(Items listed in a dataset)
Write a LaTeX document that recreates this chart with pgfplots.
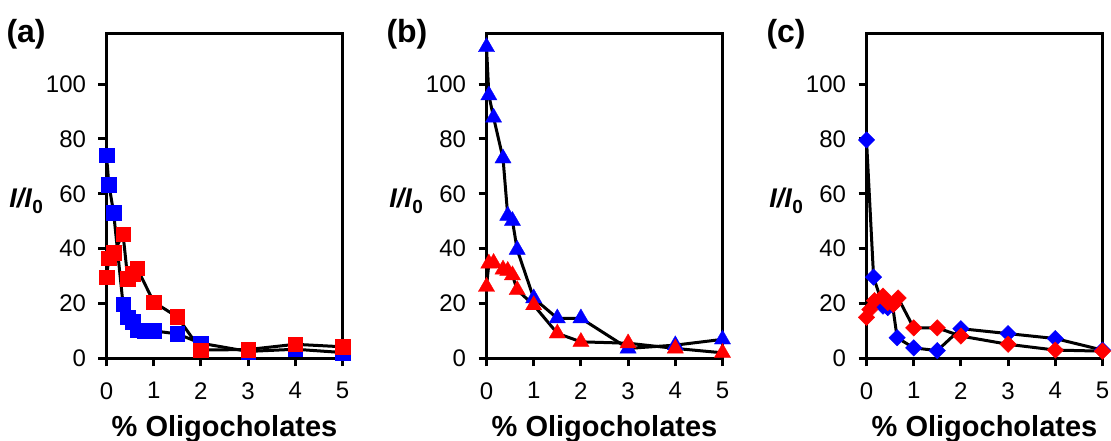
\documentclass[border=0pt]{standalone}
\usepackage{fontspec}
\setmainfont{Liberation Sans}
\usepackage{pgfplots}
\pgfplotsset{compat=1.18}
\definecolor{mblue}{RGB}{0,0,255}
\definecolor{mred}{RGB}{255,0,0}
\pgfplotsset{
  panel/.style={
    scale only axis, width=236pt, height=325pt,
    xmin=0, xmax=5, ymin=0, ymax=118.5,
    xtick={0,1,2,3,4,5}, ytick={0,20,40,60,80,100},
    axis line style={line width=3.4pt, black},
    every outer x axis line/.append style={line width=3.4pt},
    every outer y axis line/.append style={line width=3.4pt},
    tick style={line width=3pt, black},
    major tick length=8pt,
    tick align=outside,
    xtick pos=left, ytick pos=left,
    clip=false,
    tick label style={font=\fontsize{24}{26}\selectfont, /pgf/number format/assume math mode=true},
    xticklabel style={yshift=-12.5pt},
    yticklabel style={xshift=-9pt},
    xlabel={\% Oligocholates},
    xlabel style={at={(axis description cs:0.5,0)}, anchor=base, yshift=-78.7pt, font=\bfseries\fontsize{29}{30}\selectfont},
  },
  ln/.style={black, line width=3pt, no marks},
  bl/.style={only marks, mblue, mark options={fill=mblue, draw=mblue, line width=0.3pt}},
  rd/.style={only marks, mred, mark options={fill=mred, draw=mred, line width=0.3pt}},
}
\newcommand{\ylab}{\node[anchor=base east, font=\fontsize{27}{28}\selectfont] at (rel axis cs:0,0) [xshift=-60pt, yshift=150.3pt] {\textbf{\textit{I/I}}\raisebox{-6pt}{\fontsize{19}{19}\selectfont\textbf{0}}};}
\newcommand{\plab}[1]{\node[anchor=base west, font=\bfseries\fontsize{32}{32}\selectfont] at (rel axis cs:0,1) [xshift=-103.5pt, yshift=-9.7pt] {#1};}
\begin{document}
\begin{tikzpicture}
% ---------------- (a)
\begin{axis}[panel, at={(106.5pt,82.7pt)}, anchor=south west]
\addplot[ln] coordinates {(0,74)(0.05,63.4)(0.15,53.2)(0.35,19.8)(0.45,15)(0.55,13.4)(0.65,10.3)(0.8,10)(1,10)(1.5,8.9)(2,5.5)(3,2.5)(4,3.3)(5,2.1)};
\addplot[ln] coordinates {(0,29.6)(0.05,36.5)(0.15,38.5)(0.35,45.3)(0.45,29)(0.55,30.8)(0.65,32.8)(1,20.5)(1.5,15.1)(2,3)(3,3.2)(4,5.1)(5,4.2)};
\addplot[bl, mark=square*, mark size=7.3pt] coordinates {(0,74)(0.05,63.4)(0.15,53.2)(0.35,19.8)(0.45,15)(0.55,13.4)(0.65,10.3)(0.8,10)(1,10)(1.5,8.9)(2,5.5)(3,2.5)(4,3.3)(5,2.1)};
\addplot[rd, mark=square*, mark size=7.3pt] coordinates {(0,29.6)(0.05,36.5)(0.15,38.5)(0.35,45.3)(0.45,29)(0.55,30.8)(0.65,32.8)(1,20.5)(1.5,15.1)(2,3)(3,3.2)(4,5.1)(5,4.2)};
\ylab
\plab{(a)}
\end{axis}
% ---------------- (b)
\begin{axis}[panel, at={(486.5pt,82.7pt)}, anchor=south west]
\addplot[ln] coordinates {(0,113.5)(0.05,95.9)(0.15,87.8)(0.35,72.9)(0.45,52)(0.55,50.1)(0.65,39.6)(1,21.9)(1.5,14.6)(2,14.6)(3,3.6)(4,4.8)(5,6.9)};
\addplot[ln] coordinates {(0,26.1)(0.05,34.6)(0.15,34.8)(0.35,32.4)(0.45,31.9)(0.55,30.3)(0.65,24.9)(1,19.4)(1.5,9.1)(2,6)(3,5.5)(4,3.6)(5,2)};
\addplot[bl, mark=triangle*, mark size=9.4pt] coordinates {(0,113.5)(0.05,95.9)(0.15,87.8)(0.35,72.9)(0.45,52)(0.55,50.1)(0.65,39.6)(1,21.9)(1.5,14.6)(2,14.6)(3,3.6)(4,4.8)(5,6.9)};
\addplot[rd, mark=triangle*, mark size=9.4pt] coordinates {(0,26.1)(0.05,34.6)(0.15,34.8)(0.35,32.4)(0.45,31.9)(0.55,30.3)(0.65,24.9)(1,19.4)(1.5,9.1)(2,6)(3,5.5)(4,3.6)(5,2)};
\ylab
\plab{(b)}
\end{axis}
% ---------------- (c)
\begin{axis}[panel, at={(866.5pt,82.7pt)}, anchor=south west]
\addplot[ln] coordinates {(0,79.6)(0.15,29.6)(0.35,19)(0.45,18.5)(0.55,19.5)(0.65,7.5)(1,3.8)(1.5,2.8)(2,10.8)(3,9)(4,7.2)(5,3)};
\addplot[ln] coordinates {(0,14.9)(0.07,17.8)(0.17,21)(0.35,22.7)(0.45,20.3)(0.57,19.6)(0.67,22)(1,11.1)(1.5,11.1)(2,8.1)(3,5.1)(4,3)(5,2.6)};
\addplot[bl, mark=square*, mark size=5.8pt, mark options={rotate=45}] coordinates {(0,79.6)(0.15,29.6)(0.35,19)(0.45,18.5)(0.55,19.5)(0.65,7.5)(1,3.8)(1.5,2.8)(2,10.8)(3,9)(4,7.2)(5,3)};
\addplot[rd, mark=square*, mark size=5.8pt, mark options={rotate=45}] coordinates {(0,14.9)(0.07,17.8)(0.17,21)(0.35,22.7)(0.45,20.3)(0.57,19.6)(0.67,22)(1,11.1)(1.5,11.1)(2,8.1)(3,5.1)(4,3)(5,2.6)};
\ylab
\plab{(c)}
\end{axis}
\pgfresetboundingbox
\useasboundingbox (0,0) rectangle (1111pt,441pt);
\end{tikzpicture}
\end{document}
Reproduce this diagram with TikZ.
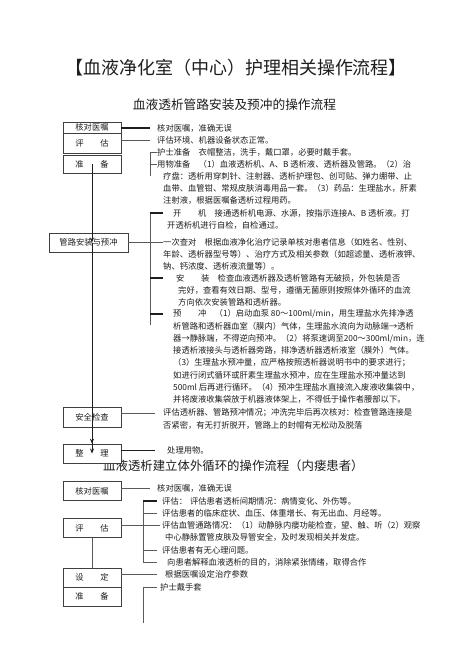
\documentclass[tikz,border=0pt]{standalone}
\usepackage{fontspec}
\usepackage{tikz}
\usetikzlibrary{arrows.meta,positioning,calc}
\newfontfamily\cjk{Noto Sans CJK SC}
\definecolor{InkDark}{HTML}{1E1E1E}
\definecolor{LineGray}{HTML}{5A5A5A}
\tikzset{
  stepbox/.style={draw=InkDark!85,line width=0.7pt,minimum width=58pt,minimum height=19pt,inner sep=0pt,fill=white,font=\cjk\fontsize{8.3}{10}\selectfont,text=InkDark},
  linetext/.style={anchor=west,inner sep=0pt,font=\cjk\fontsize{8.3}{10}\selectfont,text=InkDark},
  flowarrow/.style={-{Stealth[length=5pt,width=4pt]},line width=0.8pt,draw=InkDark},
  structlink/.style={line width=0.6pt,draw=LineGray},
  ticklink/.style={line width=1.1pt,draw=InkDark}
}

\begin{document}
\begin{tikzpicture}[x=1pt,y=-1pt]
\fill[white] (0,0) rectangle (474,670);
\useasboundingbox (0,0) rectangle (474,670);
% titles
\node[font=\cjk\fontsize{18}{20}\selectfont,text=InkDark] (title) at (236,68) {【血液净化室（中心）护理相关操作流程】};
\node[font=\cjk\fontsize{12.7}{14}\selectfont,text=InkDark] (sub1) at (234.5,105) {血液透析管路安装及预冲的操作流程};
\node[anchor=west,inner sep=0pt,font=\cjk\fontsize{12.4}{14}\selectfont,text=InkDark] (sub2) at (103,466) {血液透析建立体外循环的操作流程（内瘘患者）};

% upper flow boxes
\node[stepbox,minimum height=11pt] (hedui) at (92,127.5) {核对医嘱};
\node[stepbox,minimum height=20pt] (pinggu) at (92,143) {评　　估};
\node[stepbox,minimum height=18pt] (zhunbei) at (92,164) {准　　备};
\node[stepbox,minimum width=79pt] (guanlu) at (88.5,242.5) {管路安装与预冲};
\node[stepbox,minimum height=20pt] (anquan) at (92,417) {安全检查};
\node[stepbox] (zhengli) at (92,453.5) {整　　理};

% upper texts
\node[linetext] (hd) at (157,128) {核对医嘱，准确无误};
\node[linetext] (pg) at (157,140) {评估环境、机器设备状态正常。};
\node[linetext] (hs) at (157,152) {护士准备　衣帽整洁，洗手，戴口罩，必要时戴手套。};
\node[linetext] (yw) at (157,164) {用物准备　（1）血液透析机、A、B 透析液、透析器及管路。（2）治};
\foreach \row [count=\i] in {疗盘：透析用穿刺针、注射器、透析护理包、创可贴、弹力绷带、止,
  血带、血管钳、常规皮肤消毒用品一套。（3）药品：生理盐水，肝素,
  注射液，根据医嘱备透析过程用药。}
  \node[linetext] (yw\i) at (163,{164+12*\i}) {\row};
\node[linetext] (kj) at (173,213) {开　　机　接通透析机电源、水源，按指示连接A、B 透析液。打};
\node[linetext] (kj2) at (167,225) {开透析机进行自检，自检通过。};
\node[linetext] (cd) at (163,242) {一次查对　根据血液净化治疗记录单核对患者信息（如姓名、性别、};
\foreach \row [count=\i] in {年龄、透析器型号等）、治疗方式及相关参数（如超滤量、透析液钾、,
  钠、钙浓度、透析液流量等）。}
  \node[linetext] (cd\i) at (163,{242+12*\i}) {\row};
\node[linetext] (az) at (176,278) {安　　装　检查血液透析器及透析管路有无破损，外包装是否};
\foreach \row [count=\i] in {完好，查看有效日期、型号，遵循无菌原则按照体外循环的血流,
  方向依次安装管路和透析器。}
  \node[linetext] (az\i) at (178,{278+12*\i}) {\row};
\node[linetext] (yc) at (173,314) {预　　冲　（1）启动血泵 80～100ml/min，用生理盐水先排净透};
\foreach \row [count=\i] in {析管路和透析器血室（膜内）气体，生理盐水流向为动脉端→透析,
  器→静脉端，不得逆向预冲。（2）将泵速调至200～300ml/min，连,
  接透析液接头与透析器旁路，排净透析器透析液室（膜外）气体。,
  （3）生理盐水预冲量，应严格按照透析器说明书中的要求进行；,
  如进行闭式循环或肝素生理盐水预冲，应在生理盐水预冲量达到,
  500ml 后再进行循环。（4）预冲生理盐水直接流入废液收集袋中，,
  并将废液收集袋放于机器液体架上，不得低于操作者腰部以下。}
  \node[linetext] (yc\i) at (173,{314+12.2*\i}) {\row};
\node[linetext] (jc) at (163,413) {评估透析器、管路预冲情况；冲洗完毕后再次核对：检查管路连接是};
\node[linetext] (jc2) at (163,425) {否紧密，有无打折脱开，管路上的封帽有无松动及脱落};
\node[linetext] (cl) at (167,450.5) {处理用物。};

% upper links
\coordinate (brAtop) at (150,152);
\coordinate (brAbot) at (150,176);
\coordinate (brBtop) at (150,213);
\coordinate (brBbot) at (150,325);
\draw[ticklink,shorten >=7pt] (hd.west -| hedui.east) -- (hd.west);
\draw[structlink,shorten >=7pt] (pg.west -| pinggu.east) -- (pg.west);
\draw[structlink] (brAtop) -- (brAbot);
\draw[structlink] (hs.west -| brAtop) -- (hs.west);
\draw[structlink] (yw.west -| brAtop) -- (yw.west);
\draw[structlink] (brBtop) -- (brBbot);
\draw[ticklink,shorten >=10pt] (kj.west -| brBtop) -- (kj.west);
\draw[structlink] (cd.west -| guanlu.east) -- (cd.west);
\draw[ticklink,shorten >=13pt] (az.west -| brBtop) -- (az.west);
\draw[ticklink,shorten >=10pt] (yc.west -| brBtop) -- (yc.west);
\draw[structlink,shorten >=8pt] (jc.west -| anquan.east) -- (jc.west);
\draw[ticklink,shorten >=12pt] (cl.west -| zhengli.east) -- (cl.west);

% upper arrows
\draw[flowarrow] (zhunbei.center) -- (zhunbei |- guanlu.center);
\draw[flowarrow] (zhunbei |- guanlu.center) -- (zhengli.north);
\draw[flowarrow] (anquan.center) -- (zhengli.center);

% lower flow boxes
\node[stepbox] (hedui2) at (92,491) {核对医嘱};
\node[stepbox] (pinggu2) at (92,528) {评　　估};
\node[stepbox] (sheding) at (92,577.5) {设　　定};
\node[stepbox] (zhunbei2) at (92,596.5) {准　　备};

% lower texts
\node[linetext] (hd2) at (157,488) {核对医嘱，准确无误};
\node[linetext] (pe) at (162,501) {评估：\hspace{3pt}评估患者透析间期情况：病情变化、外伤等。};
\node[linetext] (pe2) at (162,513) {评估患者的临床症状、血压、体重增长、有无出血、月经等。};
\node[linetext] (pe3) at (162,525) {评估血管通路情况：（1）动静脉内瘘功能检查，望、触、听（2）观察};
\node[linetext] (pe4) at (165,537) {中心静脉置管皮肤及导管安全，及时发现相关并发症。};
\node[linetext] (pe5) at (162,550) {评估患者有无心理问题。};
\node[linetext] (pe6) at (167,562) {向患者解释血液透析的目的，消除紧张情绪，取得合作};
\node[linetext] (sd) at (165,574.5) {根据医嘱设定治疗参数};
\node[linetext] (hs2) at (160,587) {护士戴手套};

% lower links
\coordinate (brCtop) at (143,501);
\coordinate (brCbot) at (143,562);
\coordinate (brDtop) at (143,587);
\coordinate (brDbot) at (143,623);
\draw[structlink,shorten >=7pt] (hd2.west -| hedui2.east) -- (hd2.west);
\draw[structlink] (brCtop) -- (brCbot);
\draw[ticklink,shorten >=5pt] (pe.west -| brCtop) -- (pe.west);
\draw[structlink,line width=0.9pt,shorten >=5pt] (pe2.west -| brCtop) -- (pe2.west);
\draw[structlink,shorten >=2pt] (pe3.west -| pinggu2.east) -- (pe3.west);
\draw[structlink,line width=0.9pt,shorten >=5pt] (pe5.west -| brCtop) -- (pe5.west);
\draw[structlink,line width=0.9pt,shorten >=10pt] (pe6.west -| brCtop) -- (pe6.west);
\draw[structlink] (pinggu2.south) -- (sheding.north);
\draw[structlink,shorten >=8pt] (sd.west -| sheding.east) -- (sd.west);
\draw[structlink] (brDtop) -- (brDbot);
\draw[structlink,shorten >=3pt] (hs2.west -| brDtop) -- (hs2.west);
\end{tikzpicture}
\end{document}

-- Exercise requirements --
Gather from the entries above all lines that include the string "this".

-- Completed task --
Write a LaTeX document that recreates this chart with pgfplots.
Reproduce this diagram with TikZ.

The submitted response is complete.